start Supplied data

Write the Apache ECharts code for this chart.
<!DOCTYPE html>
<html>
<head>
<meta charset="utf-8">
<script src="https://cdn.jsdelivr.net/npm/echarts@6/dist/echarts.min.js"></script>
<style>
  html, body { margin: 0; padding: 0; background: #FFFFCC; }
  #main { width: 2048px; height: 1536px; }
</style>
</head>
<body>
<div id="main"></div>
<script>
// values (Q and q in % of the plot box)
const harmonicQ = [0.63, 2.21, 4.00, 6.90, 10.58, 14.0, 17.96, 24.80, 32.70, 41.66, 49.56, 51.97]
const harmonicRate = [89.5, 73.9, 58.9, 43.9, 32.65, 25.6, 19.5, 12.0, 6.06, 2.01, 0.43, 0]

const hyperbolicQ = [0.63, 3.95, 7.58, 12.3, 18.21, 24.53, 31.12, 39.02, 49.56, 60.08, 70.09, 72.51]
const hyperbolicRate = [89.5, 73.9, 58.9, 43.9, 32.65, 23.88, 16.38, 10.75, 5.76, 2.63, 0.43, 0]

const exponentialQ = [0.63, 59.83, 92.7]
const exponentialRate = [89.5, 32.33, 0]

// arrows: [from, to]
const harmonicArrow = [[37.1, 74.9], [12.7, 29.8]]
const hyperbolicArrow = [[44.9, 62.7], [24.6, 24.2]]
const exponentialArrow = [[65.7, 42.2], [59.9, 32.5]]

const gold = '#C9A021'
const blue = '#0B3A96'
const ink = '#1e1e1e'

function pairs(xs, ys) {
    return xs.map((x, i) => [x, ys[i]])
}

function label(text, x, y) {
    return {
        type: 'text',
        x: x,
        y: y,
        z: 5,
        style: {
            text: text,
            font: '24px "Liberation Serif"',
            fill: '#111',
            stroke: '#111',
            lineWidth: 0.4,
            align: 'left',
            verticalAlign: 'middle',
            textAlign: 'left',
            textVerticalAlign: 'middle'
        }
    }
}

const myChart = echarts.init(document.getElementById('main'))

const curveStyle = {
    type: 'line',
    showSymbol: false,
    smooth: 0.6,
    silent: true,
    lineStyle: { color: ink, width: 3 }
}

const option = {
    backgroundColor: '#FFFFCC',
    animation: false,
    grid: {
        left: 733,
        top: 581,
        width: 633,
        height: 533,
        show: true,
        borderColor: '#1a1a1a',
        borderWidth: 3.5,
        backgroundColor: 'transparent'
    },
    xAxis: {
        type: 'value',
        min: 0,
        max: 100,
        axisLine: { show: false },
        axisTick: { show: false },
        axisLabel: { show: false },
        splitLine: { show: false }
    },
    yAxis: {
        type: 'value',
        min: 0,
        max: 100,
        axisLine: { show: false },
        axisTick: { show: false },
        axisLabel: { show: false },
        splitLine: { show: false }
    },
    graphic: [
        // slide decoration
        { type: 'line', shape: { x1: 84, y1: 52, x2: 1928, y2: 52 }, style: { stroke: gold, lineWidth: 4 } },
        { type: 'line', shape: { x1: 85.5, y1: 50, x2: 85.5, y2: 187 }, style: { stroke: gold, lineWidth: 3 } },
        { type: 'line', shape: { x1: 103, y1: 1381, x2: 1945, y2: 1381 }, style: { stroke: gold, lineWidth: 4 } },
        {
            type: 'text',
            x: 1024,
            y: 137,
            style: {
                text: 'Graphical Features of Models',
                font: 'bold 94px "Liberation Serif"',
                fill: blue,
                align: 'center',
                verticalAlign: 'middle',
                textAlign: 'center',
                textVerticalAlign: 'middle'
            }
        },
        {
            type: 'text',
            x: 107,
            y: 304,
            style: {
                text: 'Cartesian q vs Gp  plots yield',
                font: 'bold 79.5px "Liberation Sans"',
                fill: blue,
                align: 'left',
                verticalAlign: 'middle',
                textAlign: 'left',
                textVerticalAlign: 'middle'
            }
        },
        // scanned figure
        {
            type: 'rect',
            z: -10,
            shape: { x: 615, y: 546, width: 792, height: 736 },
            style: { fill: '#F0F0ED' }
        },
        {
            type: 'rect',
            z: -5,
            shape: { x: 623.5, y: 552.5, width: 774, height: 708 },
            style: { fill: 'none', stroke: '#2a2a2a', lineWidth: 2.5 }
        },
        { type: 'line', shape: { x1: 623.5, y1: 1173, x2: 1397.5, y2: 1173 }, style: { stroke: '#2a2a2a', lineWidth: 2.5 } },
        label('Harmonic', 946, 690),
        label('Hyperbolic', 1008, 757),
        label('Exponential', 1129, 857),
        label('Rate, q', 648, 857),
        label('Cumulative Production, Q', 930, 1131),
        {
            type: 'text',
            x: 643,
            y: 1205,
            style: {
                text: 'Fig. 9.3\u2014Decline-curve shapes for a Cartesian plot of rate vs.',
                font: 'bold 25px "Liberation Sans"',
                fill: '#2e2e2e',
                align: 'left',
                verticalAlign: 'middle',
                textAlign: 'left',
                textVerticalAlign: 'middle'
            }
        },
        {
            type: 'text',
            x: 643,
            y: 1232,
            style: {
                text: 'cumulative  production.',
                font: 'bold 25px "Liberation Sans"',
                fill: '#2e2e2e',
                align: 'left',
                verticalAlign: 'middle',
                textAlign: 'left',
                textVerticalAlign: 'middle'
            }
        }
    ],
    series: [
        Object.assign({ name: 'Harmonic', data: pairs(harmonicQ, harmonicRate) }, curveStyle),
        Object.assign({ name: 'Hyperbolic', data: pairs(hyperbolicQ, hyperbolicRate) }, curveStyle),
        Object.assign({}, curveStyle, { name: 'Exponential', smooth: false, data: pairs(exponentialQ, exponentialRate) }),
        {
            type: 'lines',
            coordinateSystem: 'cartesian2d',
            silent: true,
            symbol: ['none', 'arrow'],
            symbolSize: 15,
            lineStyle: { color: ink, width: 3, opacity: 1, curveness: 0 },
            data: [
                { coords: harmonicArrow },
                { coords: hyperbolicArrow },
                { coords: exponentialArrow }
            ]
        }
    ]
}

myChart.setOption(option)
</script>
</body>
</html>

end Supplied data

_What the task asks_.
All of the material must be reproduced exactly.

_Response to this exercise_.
Write the Apache ECharts code for this chart.
<!DOCTYPE html>
<html>
<head>
<meta charset="utf-8">
<script src="https://cdn.jsdelivr.net/npm/echarts@6/dist/echarts.min.js"></script>
<style>
  html, body { margin: 0; padding: 0; background: #FFFFCC; }
  #main { width: 2048px; height: 1536px; }
</style>
</head>
<body>
<div id="main"></div>
<script>
// values (Q and q in % of the plot box)
const harmonicQ = [0.63, 2.21, 4.00, 6.90, 10.58, 14.0, 17.96, 24.80, 32.70, 41.66, 49.56, 51.97]
const harmonicRate = [89.5, 73.9, 58.9, 43.9, 32.65, 25.6, 19.5, 12.0, 6.06, 2.01, 0.43, 0]

const hyperbolicQ = [0.63, 3.95, 7.58, 12.3, 18.21, 24.53, 31.12, 39.02, 49.56, 60.08, 70.09, 72.51]
const hyperbolicRate = [89.5, 73.9, 58.9, 43.9, 32.65, 23.88, 16.38, 10.75, 5.76, 2.63, 0.43, 0]

const exponentialQ = [0.63, 59.83, 92.7]
const exponentialRate = [89.5, 32.33, 0]

// arrows: [from, to]
const harmonicArrow = [[37.1, 74.9], [12.7, 29.8]]
const hyperbolicArrow = [[44.9, 62.7], [24.6, 24.2]]
const exponentialArrow = [[65.7, 42.2], [59.9, 32.5]]

const gold = '#C9A021'
const blue = '#0B3A96'
const ink = '#1e1e1e'

function pairs(xs, ys) {
    return xs.map((x, i) => [x, ys[i]])
}

function label(text, x, y) {
    return {
        type: 'text',
        x: x,
        y: y,
        z: 5,
        style: {
            text: text,
            font: '24px "Liberation Serif"',
            fill: '#111',
            stroke: '#111',
            lineWidth: 0.4,
            align: 'left',
            verticalAlign: 'middle',
            textAlign: 'left',
            textVerticalAlign: 'middle'
        }
    }
}

const myChart = echarts.init(document.getElementById('main'))

const curveStyle = {
    type: 'line',
    showSymbol: false,
    smooth: 0.6,
    silent: true,
    lineStyle: { color: ink, width: 3 }
}

const option = {
    backgroundColor: '#FFFFCC',
    animation: false,
    grid: {
        left: 733,
        top: 581,
        width: 633,
        height: 533,
        show: true,
        borderColor: '#1a1a1a',
        borderWidth: 3.5,
        backgroundColor: 'transparent'
    },
    xAxis: {
        type: 'value',
        min: 0,
        max: 100,
        axisLine: { show: false },
        axisTick: { show: false },
        axisLabel: { show: false },
        splitLine: { show: false }
    },
    yAxis: {
        type: 'value',
        min: 0,
        max: 100,
        axisLine: { show: false },
        axisTick: { show: false },
        axisLabel: { show: false },
        splitLine: { show: false }
    },
    graphic: [
        // slide decoration
        { type: 'line', shape: { x1: 84, y1: 52, x2: 1928, y2: 52 }, style: { stroke: gold, lineWidth: 4 } },
        { type: 'line', shape: { x1: 85.5, y1: 50, x2: 85.5, y2: 187 }, style: { stroke: gold, lineWidth: 3 } },
        { type: 'line', shape: { x1: 103, y1: 1381, x2: 1945, y2: 1381 }, style: { stroke: gold, lineWidth: 4 } },
        {
            type: 'text',
            x: 1024,
            y: 137,
            style: {
                text: 'Graphical Features of Models',
                font: 'bold 94px "Liberation Serif"',
                fill: blue,
                align: 'center',
                verticalAlign: 'middle',
                textAlign: 'center',
                textVerticalAlign: 'middle'
            }
        },
        {
            type: 'text',
            x: 107,
            y: 304,
            style: {
                text: 'Cartesian q vs Gp  plots yield',
                font: 'bold 79.5px "Liberation Sans"',
                fill: blue,
                align: 'left',
                verticalAlign: 'middle',
                textAlign: 'left',
                textVerticalAlign: 'middle'
            }
        },
        // scanned figure
        {
            type: 'rect',
            z: -10,
            shape: { x: 615, y: 546, width: 792, height: 736 },
            style: { fill: '#F0F0ED' }
        },
        {
            type: 'rect',
            z: -5,
            shape: { x: 623.5, y: 552.5, width: 774, height: 708 },
            style: { fill: 'none', stroke: '#2a2a2a', lineWidth: 2.5 }
        },
        { type: 'line', shape: { x1: 623.5, y1: 1173, x2: 1397.5, y2: 1173 }, style: { stroke: '#2a2a2a', lineWidth: 2.5 } },
        label('Harmonic', 946, 690),
        label('Hyperbolic', 1008, 757),
        label('Exponential', 1129, 857),
        label('Rate, q', 648, 857),
        label('Cumulative Production, Q', 930, 1131),
        {
            type: 'text',
            x: 643,
            y: 1205,
            style: {
                text: 'Fig. 9.3\u2014Decline-curve shapes for a Cartesian plot of rate vs.',
                font: 'bold 25px "Liberation Sans"',
                fill: '#2e2e2e',
                align: 'left',
                verticalAlign: 'middle',
                textAlign: 'left',
                textVerticalAlign: 'middle'
            }
        },
        {
            type: 'text',
            x: 643,
            y: 1232,
            style: {
                text: 'cumulative  production.',
                font: 'bold 25px "Liberation Sans"',
                fill: '#2e2e2e',
                align: 'left',
                verticalAlign: 'middle',
                textAlign: 'left',
                textVerticalAlign: 'middle'
            }
        }
    ],
    series: [
        Object.assign({ name: 'Harmonic', data: pairs(harmonicQ, harmonicRate) }, curveStyle),
        Object.assign({ name: 'Hyperbolic', data: pairs(hyperbolicQ, hyperbolicRate) }, curveStyle),
        Object.assign({}, curveStyle, { name: 'Exponential', smooth: false, data: pairs(exponentialQ, exponentialRate) }),
        {
            type: 'lines',
            coordinateSystem: 'cartesian2d',
            silent: true,
            symbol: ['none', 'arrow'],
            symbolSize: 15,
            lineStyle: { color: ink, width: 3, opacity: 1, curveness: 0 },
            data: [
                { coords: harmonicArrow },
                { coords: hyperbolicArrow },
                { coords: exponentialArrow }
            ]
        }
    ]
}

myChart.setOption(option)
</script>
</body>
</html>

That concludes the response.